__GIVEN EXERCISE__:
In the material below, find each line holding the string "this" and copy it.

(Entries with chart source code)
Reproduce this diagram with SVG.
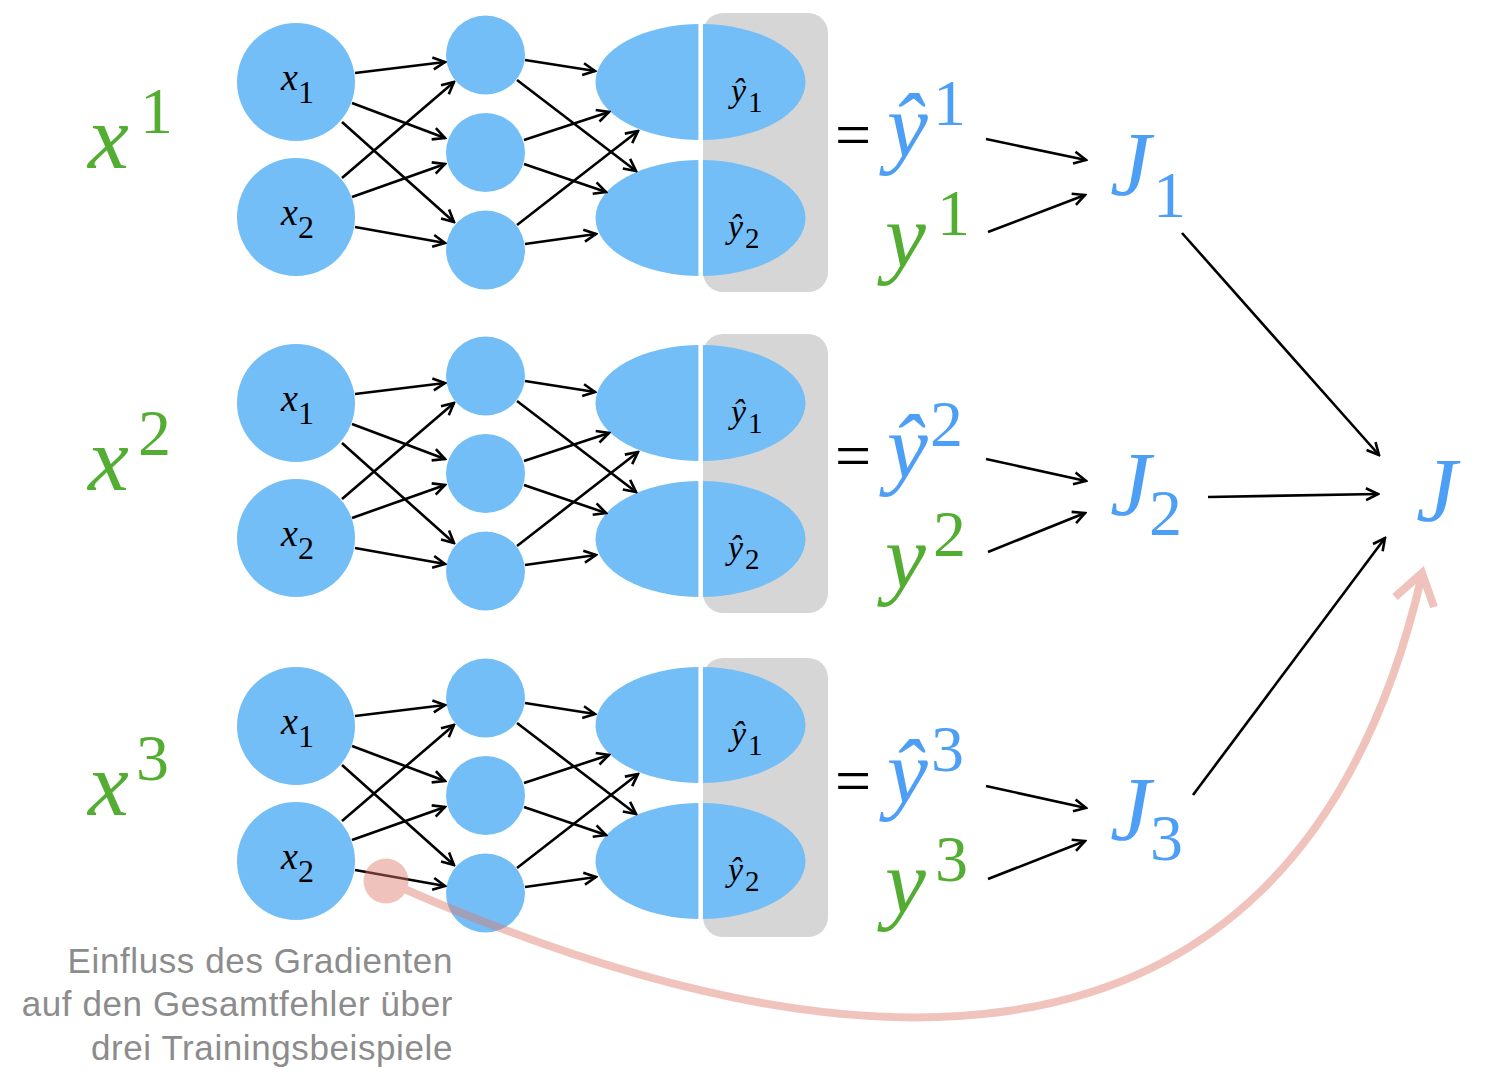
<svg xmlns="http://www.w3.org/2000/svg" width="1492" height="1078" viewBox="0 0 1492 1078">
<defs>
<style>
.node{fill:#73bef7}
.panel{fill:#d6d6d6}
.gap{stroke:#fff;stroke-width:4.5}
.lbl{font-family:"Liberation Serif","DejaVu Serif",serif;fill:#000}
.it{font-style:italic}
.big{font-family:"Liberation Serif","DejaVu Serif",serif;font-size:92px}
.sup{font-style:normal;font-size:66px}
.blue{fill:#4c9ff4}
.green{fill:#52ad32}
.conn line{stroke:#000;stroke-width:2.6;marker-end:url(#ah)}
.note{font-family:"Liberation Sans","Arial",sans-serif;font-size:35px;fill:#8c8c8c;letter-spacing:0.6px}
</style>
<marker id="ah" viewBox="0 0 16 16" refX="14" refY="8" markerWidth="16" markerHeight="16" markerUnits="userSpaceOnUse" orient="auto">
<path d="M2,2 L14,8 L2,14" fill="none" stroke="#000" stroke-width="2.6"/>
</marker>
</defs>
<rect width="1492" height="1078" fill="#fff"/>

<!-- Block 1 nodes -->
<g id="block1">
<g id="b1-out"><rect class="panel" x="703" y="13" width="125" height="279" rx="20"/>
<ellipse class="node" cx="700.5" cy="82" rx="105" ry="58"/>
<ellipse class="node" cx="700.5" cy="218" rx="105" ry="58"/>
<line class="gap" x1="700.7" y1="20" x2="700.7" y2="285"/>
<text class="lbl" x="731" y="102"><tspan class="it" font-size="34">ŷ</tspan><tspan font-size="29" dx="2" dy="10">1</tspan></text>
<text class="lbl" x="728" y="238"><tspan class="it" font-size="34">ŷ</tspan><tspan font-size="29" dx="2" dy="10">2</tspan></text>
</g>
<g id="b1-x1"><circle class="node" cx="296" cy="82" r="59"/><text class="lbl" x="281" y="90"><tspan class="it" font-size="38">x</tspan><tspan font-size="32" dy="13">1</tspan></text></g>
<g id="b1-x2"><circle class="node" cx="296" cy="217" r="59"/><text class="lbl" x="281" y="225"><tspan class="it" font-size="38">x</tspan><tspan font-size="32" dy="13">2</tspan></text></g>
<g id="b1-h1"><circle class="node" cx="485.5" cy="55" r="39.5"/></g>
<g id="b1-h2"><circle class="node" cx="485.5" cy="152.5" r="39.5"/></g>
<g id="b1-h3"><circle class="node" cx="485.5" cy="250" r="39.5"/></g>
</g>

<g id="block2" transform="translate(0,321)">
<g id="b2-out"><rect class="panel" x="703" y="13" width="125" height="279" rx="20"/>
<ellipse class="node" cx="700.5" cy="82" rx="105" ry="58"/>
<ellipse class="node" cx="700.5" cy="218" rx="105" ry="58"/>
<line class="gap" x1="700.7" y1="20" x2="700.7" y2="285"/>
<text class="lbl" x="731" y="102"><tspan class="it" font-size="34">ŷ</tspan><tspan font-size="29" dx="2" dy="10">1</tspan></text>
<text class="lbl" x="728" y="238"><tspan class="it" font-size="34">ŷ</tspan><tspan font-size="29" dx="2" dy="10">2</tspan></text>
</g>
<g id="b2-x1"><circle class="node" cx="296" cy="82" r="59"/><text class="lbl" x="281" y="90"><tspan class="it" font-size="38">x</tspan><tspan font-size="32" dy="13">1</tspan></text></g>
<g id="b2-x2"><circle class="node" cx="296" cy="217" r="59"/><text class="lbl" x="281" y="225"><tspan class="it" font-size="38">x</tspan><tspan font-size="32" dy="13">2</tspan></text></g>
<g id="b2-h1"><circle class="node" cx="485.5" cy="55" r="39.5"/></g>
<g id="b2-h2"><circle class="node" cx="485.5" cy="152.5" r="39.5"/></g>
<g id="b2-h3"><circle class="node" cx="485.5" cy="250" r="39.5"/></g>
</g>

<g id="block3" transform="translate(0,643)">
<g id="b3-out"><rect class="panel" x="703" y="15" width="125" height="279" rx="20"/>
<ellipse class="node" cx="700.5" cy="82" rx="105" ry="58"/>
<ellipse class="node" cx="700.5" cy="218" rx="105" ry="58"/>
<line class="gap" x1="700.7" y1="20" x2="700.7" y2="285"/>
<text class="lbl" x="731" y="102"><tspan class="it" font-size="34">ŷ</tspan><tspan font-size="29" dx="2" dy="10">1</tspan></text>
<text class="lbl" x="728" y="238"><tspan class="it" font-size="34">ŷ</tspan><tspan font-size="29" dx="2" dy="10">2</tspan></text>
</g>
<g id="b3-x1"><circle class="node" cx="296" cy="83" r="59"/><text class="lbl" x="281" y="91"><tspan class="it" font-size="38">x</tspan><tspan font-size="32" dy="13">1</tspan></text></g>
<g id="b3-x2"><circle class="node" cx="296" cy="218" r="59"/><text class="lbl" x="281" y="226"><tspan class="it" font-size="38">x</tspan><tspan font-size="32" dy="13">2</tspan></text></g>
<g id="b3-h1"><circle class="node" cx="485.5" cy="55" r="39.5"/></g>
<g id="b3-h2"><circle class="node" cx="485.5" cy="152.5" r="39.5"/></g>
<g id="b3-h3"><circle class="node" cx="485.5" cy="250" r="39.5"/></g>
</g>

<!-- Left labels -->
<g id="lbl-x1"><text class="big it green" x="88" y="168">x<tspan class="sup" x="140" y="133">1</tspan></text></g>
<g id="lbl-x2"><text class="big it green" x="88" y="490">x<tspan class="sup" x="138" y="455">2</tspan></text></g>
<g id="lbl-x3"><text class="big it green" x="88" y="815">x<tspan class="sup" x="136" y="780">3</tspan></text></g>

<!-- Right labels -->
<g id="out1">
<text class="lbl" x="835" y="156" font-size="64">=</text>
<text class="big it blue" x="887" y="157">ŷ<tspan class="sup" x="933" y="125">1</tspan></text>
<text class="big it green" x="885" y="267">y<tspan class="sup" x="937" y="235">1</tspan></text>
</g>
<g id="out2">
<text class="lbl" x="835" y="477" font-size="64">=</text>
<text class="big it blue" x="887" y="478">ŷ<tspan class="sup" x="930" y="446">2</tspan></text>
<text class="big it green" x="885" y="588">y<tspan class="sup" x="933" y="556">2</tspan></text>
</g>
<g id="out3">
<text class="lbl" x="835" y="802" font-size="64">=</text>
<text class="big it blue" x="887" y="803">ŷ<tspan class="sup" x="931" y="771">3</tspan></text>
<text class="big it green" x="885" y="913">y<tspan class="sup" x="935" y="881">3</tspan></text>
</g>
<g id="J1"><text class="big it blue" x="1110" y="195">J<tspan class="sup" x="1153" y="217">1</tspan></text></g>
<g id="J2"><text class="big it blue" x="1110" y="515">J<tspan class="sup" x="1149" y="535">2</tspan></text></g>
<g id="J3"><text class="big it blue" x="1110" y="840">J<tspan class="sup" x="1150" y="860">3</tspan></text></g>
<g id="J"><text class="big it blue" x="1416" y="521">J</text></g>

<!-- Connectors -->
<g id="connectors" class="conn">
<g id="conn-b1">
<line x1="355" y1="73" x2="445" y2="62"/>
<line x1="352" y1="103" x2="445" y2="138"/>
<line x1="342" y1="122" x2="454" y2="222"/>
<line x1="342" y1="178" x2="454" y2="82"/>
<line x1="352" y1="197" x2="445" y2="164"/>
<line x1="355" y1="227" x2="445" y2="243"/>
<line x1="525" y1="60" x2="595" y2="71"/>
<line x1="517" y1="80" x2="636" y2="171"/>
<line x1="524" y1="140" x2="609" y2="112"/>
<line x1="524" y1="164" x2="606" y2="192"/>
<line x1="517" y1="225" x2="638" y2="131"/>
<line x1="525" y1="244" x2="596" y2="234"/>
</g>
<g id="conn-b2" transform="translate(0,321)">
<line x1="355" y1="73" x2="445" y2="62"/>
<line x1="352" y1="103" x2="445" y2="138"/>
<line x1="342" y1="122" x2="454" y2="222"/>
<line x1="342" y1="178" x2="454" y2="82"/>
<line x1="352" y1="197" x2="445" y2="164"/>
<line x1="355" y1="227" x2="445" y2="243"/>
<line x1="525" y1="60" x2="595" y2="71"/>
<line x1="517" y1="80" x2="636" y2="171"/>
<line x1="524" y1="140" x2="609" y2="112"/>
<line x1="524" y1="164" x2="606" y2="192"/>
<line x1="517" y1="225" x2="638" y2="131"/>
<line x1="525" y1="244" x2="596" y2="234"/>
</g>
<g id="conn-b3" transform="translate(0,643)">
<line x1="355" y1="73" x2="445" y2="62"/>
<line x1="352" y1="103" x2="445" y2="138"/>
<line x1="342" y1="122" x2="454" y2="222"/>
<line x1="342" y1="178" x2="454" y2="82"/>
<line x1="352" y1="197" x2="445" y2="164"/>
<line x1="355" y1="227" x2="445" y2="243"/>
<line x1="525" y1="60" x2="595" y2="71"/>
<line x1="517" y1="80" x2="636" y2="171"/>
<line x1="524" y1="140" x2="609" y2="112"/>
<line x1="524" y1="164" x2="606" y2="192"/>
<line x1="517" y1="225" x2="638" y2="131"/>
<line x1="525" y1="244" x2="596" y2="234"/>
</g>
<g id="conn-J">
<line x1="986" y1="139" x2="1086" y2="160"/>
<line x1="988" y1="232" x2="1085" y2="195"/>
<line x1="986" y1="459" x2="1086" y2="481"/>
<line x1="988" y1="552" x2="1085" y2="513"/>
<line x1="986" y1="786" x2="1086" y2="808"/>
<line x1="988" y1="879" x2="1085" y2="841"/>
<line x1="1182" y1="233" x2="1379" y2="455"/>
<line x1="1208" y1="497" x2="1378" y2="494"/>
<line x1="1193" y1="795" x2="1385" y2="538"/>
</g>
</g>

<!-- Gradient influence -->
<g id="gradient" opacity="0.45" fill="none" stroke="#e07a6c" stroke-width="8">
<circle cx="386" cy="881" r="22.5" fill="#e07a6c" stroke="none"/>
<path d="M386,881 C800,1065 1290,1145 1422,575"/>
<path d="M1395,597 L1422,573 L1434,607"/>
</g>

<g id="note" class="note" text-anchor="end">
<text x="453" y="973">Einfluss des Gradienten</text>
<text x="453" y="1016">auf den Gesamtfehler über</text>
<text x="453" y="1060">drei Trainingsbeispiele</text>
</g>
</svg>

---

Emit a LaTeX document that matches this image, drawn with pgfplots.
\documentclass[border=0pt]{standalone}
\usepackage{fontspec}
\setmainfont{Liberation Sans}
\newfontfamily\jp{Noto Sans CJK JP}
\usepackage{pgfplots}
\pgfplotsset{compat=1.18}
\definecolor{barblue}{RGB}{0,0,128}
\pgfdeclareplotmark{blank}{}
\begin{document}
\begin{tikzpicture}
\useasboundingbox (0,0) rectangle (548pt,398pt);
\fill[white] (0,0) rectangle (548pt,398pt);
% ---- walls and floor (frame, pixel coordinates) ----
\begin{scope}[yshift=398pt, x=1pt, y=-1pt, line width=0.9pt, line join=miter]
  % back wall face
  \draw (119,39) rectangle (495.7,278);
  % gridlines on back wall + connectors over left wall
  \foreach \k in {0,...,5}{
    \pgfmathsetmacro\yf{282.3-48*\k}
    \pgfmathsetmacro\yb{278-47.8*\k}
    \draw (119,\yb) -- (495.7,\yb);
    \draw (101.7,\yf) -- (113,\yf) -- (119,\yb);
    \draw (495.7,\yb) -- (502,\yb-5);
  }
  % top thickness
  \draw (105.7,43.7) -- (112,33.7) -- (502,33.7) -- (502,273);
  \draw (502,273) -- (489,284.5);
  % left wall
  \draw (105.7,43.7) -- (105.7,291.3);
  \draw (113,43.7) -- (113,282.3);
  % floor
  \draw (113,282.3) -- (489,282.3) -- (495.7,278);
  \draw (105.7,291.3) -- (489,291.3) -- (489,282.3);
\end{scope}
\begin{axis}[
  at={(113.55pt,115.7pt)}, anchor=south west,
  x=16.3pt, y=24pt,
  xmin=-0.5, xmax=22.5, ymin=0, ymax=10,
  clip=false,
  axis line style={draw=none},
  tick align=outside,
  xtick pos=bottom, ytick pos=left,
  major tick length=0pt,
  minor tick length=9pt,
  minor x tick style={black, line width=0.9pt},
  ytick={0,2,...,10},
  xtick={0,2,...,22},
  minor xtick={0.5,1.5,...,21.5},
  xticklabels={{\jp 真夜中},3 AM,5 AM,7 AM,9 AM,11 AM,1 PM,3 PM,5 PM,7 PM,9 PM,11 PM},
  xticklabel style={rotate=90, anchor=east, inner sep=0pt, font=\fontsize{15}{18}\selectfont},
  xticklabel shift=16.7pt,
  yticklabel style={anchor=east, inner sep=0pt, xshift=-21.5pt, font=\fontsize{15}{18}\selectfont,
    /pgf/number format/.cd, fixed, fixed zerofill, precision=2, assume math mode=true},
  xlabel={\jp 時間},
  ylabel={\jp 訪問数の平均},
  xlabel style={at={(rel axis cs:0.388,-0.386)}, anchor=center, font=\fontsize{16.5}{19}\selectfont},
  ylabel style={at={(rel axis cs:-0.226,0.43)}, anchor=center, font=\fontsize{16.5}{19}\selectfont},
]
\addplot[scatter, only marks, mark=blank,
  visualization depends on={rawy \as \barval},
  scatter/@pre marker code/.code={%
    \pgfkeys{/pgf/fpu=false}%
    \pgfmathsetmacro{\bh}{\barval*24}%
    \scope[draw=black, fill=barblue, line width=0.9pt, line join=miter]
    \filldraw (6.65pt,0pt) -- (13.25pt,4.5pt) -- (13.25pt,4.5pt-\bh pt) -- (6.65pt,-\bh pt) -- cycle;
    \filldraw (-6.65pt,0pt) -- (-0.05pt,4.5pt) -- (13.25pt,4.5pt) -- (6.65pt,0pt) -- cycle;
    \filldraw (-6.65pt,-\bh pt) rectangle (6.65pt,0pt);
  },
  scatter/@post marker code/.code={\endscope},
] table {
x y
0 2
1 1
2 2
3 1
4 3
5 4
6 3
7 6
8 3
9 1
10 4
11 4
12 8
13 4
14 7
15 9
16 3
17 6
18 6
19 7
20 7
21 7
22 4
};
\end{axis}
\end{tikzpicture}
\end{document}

--

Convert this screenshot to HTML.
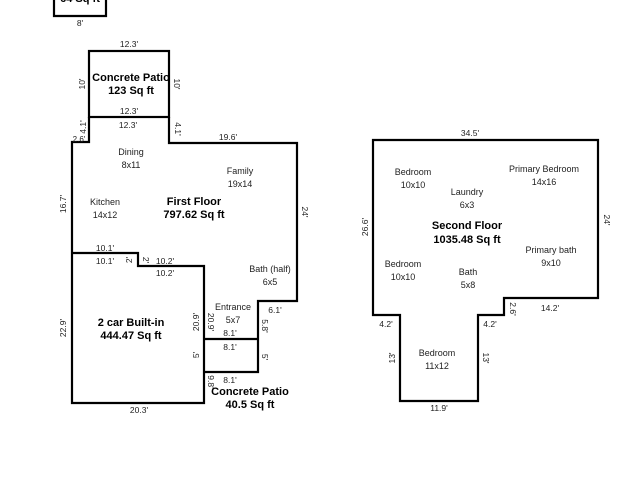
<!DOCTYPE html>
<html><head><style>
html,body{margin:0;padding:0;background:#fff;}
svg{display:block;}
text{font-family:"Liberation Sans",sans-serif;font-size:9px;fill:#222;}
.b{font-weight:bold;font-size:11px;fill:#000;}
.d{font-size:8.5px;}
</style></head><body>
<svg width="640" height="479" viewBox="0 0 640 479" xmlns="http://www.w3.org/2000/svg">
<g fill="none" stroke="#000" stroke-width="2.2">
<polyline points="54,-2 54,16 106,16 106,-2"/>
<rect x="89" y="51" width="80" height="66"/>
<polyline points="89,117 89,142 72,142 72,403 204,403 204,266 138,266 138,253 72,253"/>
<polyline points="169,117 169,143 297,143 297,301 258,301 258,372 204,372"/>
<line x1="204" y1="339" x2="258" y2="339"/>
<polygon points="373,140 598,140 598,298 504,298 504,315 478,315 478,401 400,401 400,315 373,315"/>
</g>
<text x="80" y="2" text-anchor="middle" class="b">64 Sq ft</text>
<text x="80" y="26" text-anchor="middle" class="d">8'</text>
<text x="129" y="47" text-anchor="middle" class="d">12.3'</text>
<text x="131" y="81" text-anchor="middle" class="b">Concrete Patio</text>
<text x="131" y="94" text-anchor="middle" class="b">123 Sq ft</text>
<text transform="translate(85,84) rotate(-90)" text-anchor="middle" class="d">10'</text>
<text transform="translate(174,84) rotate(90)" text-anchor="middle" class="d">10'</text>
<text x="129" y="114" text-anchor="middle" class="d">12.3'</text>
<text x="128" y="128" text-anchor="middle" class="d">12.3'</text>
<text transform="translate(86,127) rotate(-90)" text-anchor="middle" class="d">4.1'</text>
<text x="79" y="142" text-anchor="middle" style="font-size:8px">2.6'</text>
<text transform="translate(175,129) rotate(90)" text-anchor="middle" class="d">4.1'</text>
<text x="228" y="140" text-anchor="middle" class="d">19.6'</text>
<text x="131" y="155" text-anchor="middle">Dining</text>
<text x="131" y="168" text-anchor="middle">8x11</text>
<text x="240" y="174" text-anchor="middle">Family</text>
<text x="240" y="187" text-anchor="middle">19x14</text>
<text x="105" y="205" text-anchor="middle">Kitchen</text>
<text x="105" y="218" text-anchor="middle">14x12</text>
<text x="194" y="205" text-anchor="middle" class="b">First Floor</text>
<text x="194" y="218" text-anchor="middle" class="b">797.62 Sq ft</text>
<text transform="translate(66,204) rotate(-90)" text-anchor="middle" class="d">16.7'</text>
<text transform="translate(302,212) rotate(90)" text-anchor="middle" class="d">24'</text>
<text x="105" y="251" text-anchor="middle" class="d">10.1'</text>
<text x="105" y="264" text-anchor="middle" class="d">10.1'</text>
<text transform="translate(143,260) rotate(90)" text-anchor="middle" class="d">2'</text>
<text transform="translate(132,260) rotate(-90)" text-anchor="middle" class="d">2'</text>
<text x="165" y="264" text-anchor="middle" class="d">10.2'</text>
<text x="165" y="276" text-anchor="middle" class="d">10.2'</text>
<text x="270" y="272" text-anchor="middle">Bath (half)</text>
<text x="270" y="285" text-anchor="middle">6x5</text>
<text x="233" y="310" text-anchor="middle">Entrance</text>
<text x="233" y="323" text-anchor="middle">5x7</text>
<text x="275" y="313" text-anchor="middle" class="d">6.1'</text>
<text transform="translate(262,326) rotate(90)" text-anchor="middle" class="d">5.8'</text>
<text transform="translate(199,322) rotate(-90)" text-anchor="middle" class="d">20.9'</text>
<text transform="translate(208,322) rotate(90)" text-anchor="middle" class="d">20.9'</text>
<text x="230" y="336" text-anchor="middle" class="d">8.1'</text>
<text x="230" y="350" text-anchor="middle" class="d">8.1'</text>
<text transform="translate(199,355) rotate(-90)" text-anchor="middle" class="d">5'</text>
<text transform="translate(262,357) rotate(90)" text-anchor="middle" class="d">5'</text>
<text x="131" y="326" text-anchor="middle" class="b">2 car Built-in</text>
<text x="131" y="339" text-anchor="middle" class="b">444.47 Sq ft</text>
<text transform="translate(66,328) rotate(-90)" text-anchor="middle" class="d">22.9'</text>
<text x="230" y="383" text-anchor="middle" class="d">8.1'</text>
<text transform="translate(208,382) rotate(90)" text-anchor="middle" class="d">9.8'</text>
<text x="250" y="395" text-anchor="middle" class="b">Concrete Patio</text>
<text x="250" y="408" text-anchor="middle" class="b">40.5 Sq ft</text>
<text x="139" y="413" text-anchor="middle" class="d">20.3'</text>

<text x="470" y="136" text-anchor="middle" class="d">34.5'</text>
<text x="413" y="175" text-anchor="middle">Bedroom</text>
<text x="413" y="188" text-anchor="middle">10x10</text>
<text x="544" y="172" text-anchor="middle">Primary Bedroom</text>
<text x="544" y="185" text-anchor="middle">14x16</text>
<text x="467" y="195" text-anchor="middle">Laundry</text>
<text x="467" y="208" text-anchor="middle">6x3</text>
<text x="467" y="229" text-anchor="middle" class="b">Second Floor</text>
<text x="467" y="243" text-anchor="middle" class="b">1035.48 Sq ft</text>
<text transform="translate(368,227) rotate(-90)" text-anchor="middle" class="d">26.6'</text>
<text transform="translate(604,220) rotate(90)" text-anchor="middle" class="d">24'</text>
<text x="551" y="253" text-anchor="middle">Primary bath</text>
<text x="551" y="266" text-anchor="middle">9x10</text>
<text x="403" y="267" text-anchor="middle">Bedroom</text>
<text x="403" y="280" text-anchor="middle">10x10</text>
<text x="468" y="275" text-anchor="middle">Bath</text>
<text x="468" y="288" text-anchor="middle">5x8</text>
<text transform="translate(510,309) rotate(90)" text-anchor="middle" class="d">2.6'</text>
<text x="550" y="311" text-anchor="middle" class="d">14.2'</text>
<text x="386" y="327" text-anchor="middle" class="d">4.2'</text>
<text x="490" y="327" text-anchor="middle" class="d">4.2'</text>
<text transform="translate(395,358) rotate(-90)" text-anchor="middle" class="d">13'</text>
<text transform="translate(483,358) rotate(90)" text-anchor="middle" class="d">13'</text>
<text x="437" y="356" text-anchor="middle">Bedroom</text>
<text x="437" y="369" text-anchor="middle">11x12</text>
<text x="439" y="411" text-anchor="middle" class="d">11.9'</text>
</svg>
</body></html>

__SOLUTION TO THE EXERCISE__:
Reproduce this diagram with SVG.
Emit a LaTeX document that matches this image, drawn with pgfplots.
Convert this screenshot to HTML.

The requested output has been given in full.